== Supplied entries

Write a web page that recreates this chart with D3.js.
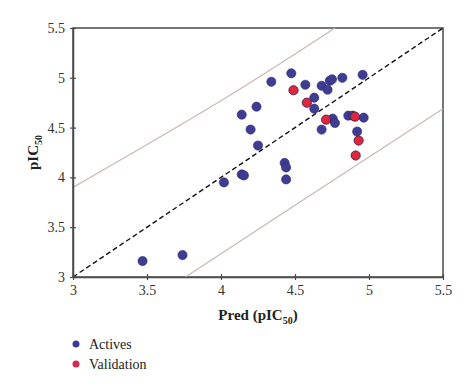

====
== Supplied entries

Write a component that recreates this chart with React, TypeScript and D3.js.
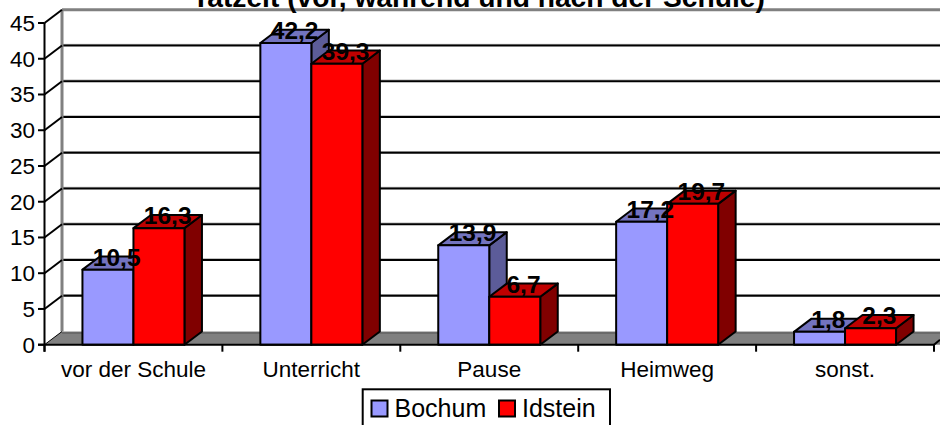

====
== Supplied entries

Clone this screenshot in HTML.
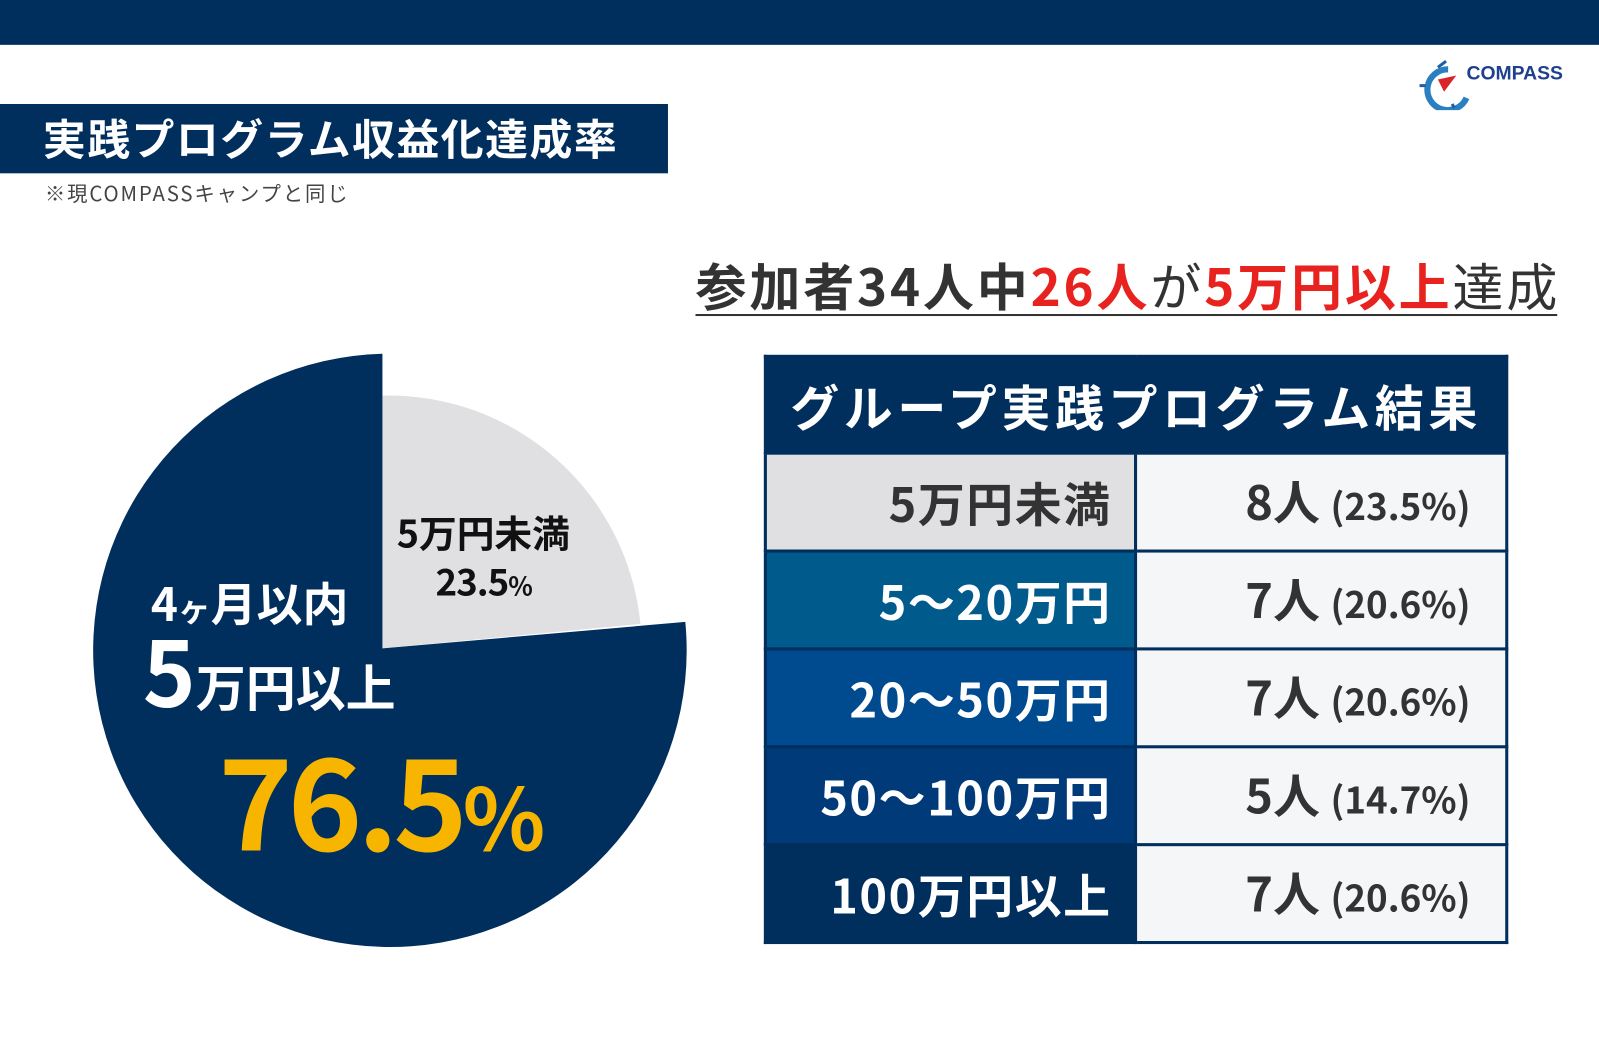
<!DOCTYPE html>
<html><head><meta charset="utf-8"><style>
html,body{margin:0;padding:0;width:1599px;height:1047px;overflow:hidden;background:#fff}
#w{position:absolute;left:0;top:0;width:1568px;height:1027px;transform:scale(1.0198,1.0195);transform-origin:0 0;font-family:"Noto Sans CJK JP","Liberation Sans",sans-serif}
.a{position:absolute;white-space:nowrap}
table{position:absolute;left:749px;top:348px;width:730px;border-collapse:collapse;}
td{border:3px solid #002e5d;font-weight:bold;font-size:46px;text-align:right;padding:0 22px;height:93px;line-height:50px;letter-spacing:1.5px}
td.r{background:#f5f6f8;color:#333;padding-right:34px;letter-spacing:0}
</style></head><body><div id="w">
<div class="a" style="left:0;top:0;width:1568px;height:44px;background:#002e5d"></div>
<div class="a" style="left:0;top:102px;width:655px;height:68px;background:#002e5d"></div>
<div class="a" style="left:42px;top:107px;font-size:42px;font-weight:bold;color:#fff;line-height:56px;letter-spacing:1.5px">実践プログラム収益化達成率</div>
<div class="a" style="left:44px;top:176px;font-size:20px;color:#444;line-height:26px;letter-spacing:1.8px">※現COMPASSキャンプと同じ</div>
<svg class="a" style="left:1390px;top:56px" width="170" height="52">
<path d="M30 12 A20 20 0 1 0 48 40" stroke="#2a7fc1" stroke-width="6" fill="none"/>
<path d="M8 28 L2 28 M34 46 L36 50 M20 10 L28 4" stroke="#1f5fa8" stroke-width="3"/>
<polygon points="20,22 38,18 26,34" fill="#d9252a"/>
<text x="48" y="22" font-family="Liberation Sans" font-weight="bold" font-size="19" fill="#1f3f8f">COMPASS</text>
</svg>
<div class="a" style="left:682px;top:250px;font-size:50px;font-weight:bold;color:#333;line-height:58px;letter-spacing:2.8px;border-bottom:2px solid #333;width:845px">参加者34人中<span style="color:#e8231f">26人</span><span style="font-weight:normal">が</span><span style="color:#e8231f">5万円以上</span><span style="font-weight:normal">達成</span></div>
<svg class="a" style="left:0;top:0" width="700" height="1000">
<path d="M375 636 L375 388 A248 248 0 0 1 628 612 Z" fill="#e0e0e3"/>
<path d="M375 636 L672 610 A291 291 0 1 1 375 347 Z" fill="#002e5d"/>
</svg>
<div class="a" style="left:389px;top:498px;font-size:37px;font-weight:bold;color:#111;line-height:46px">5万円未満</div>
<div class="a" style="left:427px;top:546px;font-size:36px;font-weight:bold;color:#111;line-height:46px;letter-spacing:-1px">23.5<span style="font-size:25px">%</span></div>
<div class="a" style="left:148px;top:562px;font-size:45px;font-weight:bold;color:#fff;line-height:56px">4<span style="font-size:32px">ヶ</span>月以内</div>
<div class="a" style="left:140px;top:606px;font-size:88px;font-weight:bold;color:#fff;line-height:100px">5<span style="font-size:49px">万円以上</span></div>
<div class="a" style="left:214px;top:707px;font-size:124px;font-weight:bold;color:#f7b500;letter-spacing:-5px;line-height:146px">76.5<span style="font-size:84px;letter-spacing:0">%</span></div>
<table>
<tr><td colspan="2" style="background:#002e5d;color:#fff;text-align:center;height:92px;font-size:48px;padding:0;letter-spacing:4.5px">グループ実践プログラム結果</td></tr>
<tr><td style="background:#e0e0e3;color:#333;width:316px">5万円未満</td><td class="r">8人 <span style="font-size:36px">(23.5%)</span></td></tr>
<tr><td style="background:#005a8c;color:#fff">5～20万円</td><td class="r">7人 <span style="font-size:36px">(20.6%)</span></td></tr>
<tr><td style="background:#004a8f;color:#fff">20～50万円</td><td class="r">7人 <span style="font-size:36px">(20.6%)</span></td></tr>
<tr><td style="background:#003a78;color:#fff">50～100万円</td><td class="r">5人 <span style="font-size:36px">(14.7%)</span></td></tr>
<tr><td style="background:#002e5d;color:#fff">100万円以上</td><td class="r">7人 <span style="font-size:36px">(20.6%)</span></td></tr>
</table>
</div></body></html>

====

_Exercise directions_
Looking at the entries above, how many lines contain the word "that"? Answer with the number alone.

_Exercise result_
2